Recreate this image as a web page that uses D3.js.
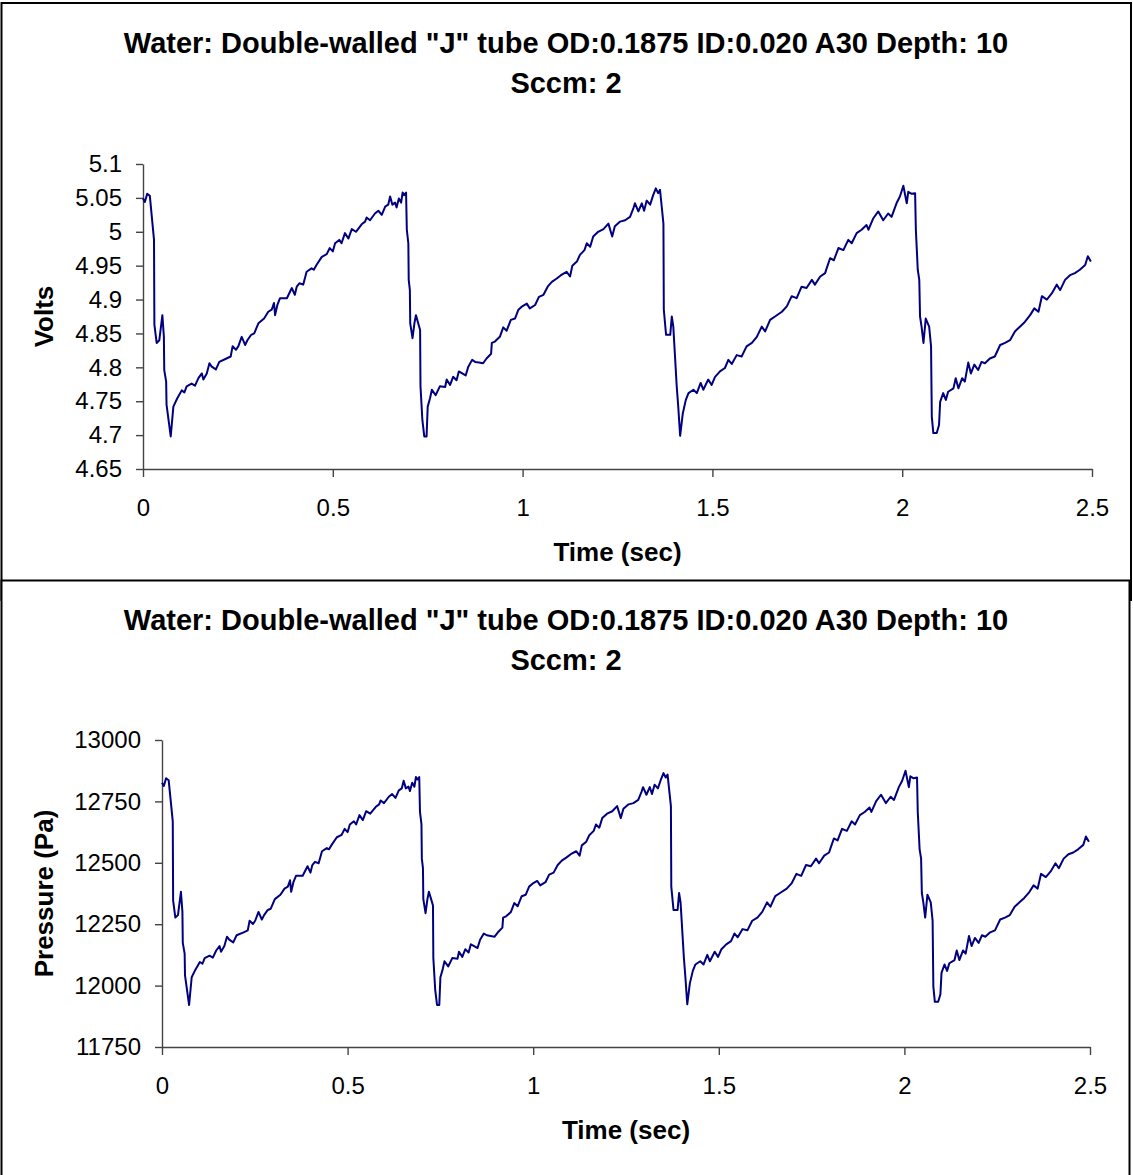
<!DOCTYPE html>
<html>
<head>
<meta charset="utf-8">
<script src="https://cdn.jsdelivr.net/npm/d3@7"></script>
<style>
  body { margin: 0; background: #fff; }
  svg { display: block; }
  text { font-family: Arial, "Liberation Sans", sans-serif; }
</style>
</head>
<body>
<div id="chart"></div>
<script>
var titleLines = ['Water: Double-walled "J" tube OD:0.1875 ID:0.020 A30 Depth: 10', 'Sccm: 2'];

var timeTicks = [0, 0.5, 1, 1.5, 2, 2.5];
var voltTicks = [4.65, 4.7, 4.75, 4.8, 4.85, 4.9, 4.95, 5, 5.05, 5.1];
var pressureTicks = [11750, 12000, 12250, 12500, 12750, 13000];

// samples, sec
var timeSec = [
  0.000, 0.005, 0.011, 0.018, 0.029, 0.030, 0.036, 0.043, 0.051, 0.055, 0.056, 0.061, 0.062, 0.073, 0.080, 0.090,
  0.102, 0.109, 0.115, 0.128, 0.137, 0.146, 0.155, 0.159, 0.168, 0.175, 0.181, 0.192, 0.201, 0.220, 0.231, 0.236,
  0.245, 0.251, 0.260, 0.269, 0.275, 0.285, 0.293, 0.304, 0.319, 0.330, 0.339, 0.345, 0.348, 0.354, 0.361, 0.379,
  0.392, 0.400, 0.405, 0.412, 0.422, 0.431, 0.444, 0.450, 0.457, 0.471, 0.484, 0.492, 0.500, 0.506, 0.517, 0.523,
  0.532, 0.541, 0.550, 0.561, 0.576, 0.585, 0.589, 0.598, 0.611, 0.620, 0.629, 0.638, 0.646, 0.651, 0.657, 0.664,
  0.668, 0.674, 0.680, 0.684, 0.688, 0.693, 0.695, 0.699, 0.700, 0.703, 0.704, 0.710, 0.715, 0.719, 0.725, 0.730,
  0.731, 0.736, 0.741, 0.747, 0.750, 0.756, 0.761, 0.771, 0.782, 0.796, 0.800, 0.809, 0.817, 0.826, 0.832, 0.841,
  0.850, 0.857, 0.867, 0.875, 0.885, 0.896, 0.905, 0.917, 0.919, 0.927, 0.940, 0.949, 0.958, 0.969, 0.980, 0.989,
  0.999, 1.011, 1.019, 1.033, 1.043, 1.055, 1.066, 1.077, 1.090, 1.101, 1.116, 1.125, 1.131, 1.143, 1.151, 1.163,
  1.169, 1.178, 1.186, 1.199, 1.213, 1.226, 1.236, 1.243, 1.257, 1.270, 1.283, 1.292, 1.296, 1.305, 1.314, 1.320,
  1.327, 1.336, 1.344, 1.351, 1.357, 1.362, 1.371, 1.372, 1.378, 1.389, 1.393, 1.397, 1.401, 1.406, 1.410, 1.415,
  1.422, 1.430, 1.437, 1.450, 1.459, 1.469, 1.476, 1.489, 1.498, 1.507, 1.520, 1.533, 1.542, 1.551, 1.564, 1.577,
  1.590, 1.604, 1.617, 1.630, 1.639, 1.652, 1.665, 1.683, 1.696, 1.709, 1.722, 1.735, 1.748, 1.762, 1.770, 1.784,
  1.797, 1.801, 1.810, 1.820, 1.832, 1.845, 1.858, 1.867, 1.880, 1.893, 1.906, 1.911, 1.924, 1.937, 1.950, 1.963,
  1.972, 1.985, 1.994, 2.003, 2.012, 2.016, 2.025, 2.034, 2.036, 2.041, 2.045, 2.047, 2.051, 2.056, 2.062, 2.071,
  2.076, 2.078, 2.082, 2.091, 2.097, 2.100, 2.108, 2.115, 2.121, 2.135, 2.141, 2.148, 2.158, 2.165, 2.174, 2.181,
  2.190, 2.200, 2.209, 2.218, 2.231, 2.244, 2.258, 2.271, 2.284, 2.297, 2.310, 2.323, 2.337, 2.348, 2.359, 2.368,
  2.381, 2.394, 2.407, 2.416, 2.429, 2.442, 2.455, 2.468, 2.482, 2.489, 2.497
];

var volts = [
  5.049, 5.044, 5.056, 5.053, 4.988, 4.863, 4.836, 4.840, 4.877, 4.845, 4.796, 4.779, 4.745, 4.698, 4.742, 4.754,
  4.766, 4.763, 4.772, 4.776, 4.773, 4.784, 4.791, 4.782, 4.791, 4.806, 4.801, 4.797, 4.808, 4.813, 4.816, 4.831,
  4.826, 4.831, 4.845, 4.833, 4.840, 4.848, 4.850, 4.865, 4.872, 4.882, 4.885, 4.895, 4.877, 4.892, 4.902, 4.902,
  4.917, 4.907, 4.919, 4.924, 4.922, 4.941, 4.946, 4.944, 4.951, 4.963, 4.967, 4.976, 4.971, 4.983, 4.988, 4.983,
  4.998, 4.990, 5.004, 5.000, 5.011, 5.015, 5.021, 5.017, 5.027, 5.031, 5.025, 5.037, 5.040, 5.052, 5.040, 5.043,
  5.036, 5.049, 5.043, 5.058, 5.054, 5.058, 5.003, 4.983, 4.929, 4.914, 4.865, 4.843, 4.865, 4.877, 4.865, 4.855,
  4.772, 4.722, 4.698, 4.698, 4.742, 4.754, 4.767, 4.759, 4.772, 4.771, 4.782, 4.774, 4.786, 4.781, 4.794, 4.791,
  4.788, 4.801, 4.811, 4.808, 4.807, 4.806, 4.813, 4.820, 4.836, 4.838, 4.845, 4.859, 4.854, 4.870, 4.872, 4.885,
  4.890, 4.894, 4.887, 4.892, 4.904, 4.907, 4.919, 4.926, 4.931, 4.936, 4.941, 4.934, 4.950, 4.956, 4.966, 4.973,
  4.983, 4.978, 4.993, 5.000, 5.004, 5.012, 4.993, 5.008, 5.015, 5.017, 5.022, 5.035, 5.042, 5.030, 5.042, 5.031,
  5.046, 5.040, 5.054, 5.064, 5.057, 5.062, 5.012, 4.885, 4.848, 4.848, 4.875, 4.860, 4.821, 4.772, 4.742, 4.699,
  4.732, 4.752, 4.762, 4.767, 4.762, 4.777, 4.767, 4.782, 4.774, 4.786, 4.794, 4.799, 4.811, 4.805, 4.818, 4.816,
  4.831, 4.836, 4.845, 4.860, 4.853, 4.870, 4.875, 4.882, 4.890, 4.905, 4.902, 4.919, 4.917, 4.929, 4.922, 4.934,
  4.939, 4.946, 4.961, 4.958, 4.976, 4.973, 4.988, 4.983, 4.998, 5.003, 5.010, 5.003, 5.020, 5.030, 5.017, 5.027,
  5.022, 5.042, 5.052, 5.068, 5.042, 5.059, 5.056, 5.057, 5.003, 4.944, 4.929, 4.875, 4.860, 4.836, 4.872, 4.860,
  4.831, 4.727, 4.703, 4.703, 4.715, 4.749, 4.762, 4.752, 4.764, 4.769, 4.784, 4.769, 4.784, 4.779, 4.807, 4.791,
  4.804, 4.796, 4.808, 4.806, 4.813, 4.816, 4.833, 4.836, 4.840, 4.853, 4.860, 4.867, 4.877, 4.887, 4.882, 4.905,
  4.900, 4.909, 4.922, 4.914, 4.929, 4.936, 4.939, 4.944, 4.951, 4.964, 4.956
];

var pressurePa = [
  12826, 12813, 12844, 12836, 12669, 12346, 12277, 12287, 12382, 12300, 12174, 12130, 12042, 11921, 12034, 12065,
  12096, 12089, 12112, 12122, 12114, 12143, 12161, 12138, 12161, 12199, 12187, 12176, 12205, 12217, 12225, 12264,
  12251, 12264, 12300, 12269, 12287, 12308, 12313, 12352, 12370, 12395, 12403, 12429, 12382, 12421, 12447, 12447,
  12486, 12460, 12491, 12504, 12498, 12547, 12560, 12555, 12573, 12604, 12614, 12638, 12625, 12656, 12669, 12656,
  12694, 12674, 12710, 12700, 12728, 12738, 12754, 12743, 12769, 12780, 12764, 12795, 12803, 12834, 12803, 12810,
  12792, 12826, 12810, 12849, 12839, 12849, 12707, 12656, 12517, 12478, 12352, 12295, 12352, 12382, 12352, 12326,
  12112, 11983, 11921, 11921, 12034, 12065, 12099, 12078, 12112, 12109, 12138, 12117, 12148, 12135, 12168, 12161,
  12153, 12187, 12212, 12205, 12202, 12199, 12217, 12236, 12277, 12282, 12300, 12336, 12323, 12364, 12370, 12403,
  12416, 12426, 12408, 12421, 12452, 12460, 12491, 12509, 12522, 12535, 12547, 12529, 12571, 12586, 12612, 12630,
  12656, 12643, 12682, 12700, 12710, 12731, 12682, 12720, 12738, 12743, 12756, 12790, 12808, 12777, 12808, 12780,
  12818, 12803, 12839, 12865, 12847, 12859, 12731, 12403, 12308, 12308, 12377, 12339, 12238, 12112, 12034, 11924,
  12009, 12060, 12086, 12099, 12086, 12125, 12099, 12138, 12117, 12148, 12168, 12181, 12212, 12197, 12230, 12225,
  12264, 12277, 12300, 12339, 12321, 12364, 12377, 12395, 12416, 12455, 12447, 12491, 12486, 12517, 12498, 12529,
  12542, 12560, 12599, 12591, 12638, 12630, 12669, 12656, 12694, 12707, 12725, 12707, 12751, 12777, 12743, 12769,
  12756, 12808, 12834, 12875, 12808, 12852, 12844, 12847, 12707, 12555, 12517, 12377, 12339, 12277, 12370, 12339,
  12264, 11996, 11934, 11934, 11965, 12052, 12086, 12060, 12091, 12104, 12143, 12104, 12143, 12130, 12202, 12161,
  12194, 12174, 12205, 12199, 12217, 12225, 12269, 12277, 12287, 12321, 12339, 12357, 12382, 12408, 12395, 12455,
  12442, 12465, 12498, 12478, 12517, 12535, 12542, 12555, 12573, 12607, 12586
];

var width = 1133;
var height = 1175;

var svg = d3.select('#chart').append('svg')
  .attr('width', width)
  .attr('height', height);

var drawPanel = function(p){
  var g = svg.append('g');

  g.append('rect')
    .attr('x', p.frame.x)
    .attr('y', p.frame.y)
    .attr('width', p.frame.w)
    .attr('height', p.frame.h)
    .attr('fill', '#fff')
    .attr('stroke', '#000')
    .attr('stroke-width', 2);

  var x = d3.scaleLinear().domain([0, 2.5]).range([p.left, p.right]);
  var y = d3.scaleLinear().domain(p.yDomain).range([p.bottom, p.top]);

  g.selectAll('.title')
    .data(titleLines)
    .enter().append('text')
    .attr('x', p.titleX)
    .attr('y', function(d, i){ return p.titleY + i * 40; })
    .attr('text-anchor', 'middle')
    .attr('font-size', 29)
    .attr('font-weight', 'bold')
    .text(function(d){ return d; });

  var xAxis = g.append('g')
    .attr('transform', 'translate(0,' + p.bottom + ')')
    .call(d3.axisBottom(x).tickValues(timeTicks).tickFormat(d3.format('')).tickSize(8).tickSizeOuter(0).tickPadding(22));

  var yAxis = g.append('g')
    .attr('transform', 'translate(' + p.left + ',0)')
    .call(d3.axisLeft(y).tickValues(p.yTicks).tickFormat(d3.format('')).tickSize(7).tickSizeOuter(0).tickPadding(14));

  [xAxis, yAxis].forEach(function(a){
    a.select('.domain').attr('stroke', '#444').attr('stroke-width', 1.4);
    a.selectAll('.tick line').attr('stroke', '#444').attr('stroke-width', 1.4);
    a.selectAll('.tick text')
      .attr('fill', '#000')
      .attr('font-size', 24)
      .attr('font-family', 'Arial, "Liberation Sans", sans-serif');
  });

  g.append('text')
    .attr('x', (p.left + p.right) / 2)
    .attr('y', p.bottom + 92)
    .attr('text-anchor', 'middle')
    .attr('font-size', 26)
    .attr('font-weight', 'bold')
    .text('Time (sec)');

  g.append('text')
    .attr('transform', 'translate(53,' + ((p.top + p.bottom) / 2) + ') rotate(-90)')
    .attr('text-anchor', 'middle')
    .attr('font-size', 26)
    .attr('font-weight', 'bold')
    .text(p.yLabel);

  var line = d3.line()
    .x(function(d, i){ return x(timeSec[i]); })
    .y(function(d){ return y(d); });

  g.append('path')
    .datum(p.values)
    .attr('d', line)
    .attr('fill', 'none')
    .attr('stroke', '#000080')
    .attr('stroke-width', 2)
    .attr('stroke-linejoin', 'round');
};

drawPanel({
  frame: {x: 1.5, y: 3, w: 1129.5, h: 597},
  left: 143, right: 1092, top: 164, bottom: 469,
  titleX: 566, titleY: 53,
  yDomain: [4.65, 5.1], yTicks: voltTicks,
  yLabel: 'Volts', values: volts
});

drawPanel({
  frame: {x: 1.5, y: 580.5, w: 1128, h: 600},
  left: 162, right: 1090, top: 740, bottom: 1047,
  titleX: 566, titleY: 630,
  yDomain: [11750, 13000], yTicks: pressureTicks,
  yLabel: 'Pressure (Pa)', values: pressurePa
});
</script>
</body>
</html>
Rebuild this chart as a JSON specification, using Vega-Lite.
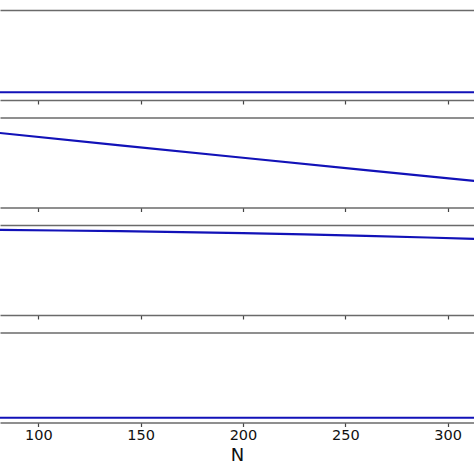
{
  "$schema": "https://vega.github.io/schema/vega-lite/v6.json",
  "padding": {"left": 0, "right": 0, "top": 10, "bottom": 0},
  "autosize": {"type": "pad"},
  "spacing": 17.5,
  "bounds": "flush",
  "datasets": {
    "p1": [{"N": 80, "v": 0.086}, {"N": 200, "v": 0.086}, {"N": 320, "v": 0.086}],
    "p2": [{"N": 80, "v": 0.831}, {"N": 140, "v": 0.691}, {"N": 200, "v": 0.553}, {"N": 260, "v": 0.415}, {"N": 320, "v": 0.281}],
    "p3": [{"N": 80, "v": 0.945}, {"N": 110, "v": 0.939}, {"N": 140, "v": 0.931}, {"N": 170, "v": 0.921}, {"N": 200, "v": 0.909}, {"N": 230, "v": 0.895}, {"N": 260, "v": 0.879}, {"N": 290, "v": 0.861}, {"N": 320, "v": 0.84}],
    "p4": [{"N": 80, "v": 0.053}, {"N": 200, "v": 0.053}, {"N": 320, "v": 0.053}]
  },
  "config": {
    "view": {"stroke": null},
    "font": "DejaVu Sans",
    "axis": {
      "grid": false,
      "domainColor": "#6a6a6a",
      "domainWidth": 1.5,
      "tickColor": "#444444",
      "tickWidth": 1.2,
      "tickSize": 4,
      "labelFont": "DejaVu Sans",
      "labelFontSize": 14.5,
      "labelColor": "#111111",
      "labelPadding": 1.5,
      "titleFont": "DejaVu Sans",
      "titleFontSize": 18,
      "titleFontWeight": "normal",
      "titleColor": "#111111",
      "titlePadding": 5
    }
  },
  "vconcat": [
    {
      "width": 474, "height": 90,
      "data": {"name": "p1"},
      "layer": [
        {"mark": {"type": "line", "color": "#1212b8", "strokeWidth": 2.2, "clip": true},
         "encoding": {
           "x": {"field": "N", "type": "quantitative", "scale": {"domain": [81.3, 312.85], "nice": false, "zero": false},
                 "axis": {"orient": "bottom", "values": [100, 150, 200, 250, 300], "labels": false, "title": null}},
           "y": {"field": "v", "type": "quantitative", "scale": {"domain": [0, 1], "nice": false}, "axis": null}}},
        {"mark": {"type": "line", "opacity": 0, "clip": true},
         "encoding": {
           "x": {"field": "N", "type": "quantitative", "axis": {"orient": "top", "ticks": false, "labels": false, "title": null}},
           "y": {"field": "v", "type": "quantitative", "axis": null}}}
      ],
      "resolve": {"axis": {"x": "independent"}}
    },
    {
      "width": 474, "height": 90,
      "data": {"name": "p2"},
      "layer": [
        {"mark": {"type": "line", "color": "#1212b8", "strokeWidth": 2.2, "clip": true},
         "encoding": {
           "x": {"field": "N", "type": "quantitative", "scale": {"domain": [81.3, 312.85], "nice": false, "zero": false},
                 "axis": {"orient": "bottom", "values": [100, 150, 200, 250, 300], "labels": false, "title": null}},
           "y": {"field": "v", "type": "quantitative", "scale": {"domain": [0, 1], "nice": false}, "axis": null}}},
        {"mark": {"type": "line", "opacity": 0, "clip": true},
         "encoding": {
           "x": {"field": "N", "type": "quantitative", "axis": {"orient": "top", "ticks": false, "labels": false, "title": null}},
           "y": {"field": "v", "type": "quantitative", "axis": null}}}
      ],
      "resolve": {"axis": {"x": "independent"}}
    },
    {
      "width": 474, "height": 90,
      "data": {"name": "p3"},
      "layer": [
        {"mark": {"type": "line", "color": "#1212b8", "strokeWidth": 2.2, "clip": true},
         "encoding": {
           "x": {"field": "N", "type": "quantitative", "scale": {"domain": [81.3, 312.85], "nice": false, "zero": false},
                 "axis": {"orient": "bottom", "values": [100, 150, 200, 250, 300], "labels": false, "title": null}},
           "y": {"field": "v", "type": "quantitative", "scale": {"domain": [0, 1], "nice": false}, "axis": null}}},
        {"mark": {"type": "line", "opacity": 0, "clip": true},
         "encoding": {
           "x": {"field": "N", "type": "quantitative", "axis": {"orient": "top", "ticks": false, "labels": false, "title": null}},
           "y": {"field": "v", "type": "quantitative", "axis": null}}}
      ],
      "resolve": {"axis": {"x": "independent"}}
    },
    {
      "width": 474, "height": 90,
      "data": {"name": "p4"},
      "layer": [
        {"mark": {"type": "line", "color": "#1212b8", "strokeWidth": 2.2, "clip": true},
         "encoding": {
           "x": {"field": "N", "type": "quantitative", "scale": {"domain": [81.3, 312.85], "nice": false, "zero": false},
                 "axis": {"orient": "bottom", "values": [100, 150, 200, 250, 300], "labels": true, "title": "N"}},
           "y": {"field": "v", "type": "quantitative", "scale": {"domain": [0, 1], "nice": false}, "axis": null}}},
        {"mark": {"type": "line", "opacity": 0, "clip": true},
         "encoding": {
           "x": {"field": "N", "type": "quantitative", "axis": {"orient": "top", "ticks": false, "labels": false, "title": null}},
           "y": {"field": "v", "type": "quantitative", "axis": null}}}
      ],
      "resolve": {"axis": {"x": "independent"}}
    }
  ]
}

Required task -> Check each line of the data above for the word "chart" and say how many lines contain it, giving nothing besides the number.

Answer to this task -> 3